Poco più che dodicenne, Michelangelo che desiderava assecondare la sua passione avversata dalla famiglia che lo voleva uomo di lettere o notabile, entrò nella bottega di Domenico Ghirandaio, uno dei pittori più rinomati di Firenze. “ 1488. Ricordo questo dì primo d’aprile – scrive il Vasari nelle Vite – come io Lodovico di Tommaso di Currado per anni tre prossimi a venire; con questi patti e modi : che l’detto Michelagnolo debba stare con i sopraddetti detto tempo a imparare a dipingere, ed a fare detto esercizio, e ciò i sopraddetti gli comanderanno”.

Con l’intento di  mostrarsi ai posteri dotato di una autonoma vocazione e senza una scuola di riferimento Michelangelo più volte in vita cercherà di ricacciare nell’ombra i suoi maestri,   mentre secondo i contemporanei fu un giovane amico, il pittore Francesco Granacci ad introdurlo in quella che al tempo era considerata una delle più importanti e meglio organizzata bottega fiorentina. Oltre a Domenico e ai fratelli David e Benedetto e al figlio Ridolfo vi lavoravano molti talenti tra cu anche Lorenzo di Credi.

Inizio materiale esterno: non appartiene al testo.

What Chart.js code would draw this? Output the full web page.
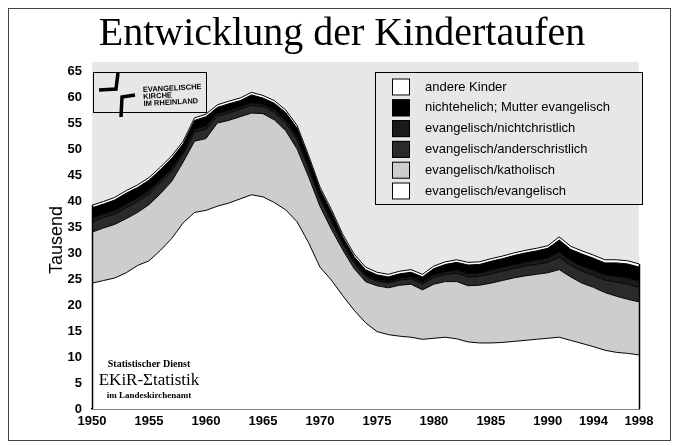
<!DOCTYPE html>
<html>
<head>
<meta charset="utf-8">
<script src="https://cdn.jsdelivr.net/npm/chart.js@4/dist/chart.umd.min.js"></script>
<style>
    html, body { margin: 0; padding: 0; background: #fff; }
</style>
</head>
<body>
<canvas id="taufenChart" width="679" height="446"></canvas>
<script>
// Jahre und Achsenbeschriftung
const years = [
    1950, 1951, 1952, 1953, 1954, 1955, 1956, 1957, 1958, 1959,
    1960, 1961, 1962, 1963, 1964, 1965, 1966, 1967, 1968, 1969,
    1970, 1971, 1972, 1973, 1974, 1975, 1976, 1977, 1978, 1979,
    1980, 1981, 1982, 1983, 1984, 1985, 1986, 1987, 1988, 1989,
    1990, 1991, 1992, 1993, 1994, 1995, 1996, 1997, 1998,
];
const tickYears = [1950, 1955, 1960, 1965, 1970, 1975, 1980, 1985, 1990, 1994, 1998];

// Taufen in Tausend (gestapelt, von unten nach oben)
const evEv = [
    24.2, 24.7, 25.2, 26.2, 27.6, 28.5, 30.5, 32.8, 35.8, 37.8,
    38.2, 39.0, 39.6, 40.4, 41.2, 40.8, 39.7, 38.3, 36.0, 32.0,
    27.3, 24.8, 21.8, 19.0, 16.6, 14.9, 14.3, 14.0, 13.8, 13.4,
    13.6, 13.8, 13.5, 12.9, 12.7, 12.7, 12.8, 13.0, 13.2, 13.4,
    13.6, 13.8, 13.2, 12.6, 12.0, 11.3, 10.9, 10.7, 10.4,
];
const evKath = [
    9.8, 10.1, 10.3, 10.4, 10.2, 10.8, 10.9, 11.0, 11.7, 13.7,
    13.8, 16.0, 15.9, 15.8, 15.7, 16.0, 15.9, 15.2, 14.0, 12.7,
    11.7, 9.8, 8.8, 8.0, 7.9, 8.8, 9.0, 9.8, 10.2, 9.5,
    10.4, 10.7, 11.0, 10.8, 11.1, 11.5, 11.9, 12.2, 12.4, 12.5,
    12.6, 13.0, 12.2, 11.6, 11.4, 11.1, 10.8, 10.4, 10.2,
];
const evAnders = [
    2.0, 2.0, 2.0, 2.1, 2.1, 2.0, 2.0, 1.9, 1.5, 1.7,
    1.8, 1.3, 1.4, 1.4, 1.5, 1.3, 1.4, 1.5, 1.7, 1.6,
    1.4, 1.4, 1.1, 1.0, 1.0, 0.9, 0.9, 1.0, 1.0, 1.1,
    1.3, 1.4, 1.6, 1.7, 1.7, 1.8, 1.8, 1.8, 1.9, 1.9,
    2.0, 2.4, 2.2, 2.3, 2.3, 2.4, 2.7, 2.9, 2.8,
];
const evNicht = [
    0.7, 0.7, 0.7, 0.7, 0.7, 0.7, 0.7, 0.6, 0.5, 0.6,
    0.6, 0.5, 0.5, 0.5, 0.5, 0.5, 0.5, 0.5, 0.6, 0.5,
    0.5, 0.5, 0.4, 0.3, 0.3, 0.3, 0.3, 0.3, 0.4, 0.4,
    0.5, 0.5, 0.6, 0.6, 0.6, 0.7, 0.7, 0.7, 0.7, 0.8,
    0.8, 1.0, 0.9, 1.0, 1.0, 1.0, 1.1, 1.2, 1.2,
];
const nichtehelich = [
    2.0, 1.9, 2.0, 2.1, 2.0, 2.0, 1.9, 1.9, 1.5, 1.7,
    1.8, 1.2, 1.3, 1.2, 1.5, 1.2, 1.3, 1.5, 1.7, 1.5,
    1.3, 1.4, 1.0, 1.0, 1.0, 0.9, 0.9, 0.9, 0.9, 1.0,
    1.2, 1.4, 1.5, 1.7, 1.7, 1.7, 1.7, 1.8, 1.8, 1.8,
    1.9, 2.3, 2.2, 2.3, 2.3, 2.3, 2.6, 2.7, 2.7,
];
const andere = [
    0.5, 0.5, 0.5, 0.5, 0.5, 0.5, 0.5, 0.5, 0.5, 0.5,
    0.5, 0.5, 0.5, 0.5, 0.5, 0.5, 0.5, 0.5, 0.5, 0.5,
    0.5, 0.5, 0.5, 0.5, 0.5, 0.5, 0.5, 0.5, 0.5, 0.5,
    0.5, 0.5, 0.5, 0.5, 0.5, 0.5, 0.5, 0.5, 0.5, 0.5,
    0.5, 0.6, 0.6, 0.6, 0.6, 0.6, 0.6, 0.6, 0.6,
];

const seriesLabels = [
    "evangelisch/evangelisch",
    "evangelisch/katholisch",
    "evangelisch/anderschristlich",
    "evangelisch/nichtchristlich",
    "nichtehelich; Mutter evangelisch",
    "andere Kinder",
];
const seriesData = [evEv, evKath, evAnders, evNicht, nichtehelich, andere];
const seriesColors = ["#ffffff", "#cdcdcd", "#2a2a2a", "#1a1a1a", "#000000", "#ffffff"];

const titleText = "Entwicklung der Kindertaufen";
const stipple = "#e7e7e7";
const sans = "'Liberation Sans', Arial, sans-serif";
const serif = "'Liberation Serif', 'Times New Roman', serif";

const datasets = seriesData.map((values, i) => ({
    label: seriesLabels[i],
    data: values,
    backgroundColor: seriesColors[i],
    borderColor: "#000",
    borderWidth: 1,
    pointRadius: 0,
    tension: 0,
    fill: i === 0 ? "origin" : "-1",
}));

// Hintergrund, Rahmen und Ueberschrift
const backdrop = {
    id: "backdrop",
    beforeDraw(chart) {
        const { ctx, chartArea: a } = chart;
        ctx.save();
        ctx.fillStyle = "#fff";
        ctx.fillRect(0, 0, chart.width, chart.height);
        ctx.fillStyle = stipple;
        ctx.fillRect(a.left, a.top - 9, a.right - a.left, a.bottom - a.top + 9);
        ctx.strokeStyle = "#444";
        ctx.lineWidth = 1;
        ctx.strokeRect(8.5, 8.5, 662, 432);
        ctx.fillStyle = "#000";
        ctx.font = "40px " + serif;
        ctx.textAlign = "center";
        ctx.textBaseline = "alphabetic";
        ctx.fillText(titleText, 342, 45);
        ctx.restore();
    },
};

// senkrechte Kanten der Flaeche bei 1950 und 1998
const edges = {
    id: "edges",
    afterDatasetsDraw(chart) {
        const { ctx, scales } = chart;
        const x = scales.x, y = scales.y;
        ctx.save();
        ctx.strokeStyle = "#000";
        ctx.lineWidth = 1.5;
        [0, years.length - 1].forEach((i) => {
            const top = seriesData.reduce((s, arr) => s + arr[i], 0);
            const px = Math.round(x.getPixelForValue(i)) + 0.5;
            ctx.beginPath();
            ctx.moveTo(px, y.getPixelForValue(0));
            ctx.lineTo(px, y.getPixelForValue(top));
            ctx.stroke();
        });
        ctx.restore();
    },
};

// Legende, Logo und Vermerk
const extras = {
    id: "extras",
    afterDraw(chart) {
        const ctx = chart.ctx;
        ctx.save();

        // Legende
        ctx.fillStyle = stipple;
        ctx.fillRect(375, 72, 267, 132);
        ctx.strokeStyle = "#000";
        ctx.lineWidth = 1;
        ctx.strokeRect(375.5, 72.5, 267, 132);
        ctx.font = "13px " + sans;
        ctx.textBaseline = "middle";
        ctx.textAlign = "left";
        for (let k = 0; k < seriesLabels.length; k++) {
            const i = seriesLabels.length - 1 - k;
            const cy = 87 + k * 20.8;
            ctx.fillStyle = seriesColors[i];
            ctx.fillRect(392, cy - 8.5, 18, 17);
            ctx.strokeStyle = "#000";
            ctx.strokeRect(392.5, cy - 8, 17, 16);
            ctx.fillStyle = "#000";
            ctx.fillText(seriesLabels[i], 425, cy);
        }

        // Logo
        ctx.fillStyle = stipple;
        ctx.fillRect(93, 72, 113, 40);
        ctx.strokeStyle = "#000";
        ctx.lineWidth = 1;
        ctx.strokeRect(93.5, 72.5, 113, 40);
        ctx.lineWidth = 3.5;
        ctx.beginPath();
        ctx.moveTo(99, 90);
        ctx.lineTo(116, 89);
        ctx.lineTo(118, 73);
        ctx.stroke();
        ctx.beginPath();
        ctx.moveTo(121, 117);
        ctx.lineTo(122, 97);
        ctx.lineTo(135, 95);
        ctx.stroke();
        ctx.save();
        ctx.translate(143, 92);
        ctx.rotate(-0.05);
        ctx.fillStyle = "#000";
        ctx.font = "bold 7.5px " + sans;
        ctx.textBaseline = "alphabetic";
        ctx.fillText("EVANGELISCHE", 0, 0);
        ctx.fillText("KIRCHE", 0, 7);
        ctx.fillText("IM RHEINLAND", 0, 14);
        ctx.restore();

        // Statistischer Dienst
        ctx.fillStyle = "#000";
        ctx.textAlign = "center";
        ctx.textBaseline = "alphabetic";
        ctx.font = "bold 10px " + serif;
        ctx.fillText("Statistischer Dienst", 149, 367);
        ctx.font = "17px " + serif;
        ctx.fillText("EKiR-\u03A3tatistik", 149, 385);
        ctx.font = "bold 9px " + serif;
        ctx.fillText("im Landeskirchenamt", 149, 398);

        ctx.restore();
    },
};

const tickFont = { family: sans, size: 13, weight: "bold" };

new Chart(document.getElementById("taufenChart"), {
    type: "line",
    data: { labels: years, datasets: datasets },
    plugins: [backdrop, edges, extras],
    options: {
        responsive: false,
        animation: false,
        layout: { padding: { top: 71, left: 10, right: 40, bottom: 10 } },
        scales: {
            x: {
                type: "category",
                grid: { display: false, drawTicks: false },
                border: { display: true, color: "#000", width: 1.5 },
                ticks: {
                    autoSkip: false,
                    maxRotation: 0,
                    padding: 5,
                    color: "#000",
                    font: tickFont,
                    callback: function (val, i) {
                        return tickYears.includes(years[i]) ? String(years[i]) : "";
                    },
                },
                afterFit: function (scale) { scale.height = 27; },
            },
            y: {
                stacked: true,
                min: 0,
                max: 65,
                grid: { display: false, drawTicks: false },
                border: { display: false },
                ticks: { stepSize: 5, padding: 10, color: "#000", font: tickFont },
                title: {
                    display: true,
                    text: "Tausend",
                    color: "#000",
                    font: { family: sans, size: 18 },
                    padding: { top: 36, bottom: 0 },
                },
                afterFit: function (scale) { scale.width = 82; },
            },
        },
        plugins: {
            legend: { display: false },
            tooltip: { enabled: false },
            title: { display: false },
        },
    },
});
</script>
</body>
</html>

Fucina importante e per tutto il Quattrocento luogo deputato alla formazione degli artisti la bottega del Ghirlandaio rimase attiva per oltre un secolo, qui venivano infatti raccolti modelli e disegni che fungevano da esempio. Secondo quando tramandato dal Condivi pare che Michelangelo avesse chiesto il permesso di consultare un libro del suo maestro che gli venne negato.

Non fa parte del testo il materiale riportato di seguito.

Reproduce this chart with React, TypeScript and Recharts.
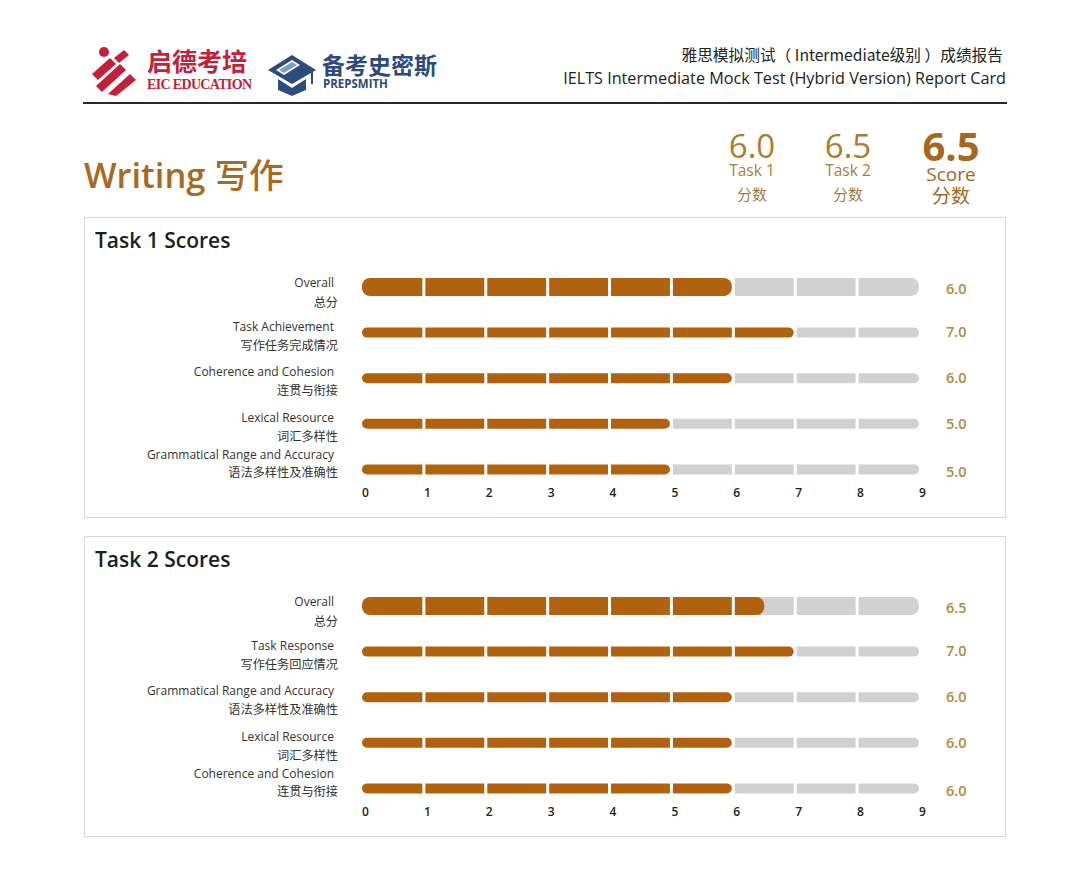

Come nota Cristina Casoli nel saggio di presentazione dell’opera “Michelangelo I disegni più belli” “… doveva trattarsi quasi certamente di un taccuino di disegni, raccolta grafica di antichità, ornati, paesi, dettagli sul tipo di quel famosissimo Codex Escurialensis che un tempo era attribuito proprio alla bottega del Ghirlandaio e che oggi viene assegnato invece ad altri autori; quei modelli dovettero passare per le mani di molti artisti a Firenze esercitando grande influenza.”

Come è noto la frequentazione della bottega del Ghirlandaio fu di breve durata, il periodo stabilito nel contratto dei tre anni non venne concluso, Michelangelo venne accolto nel Giardino di San Marco dove accanto allo studio dell’arte classica meditò sui gloriosi artisti fiorentini, Giotto, Donatello, Masaccio nelle cui opere trovò una conferma al suo ideale estetico di essenziale monumentalità.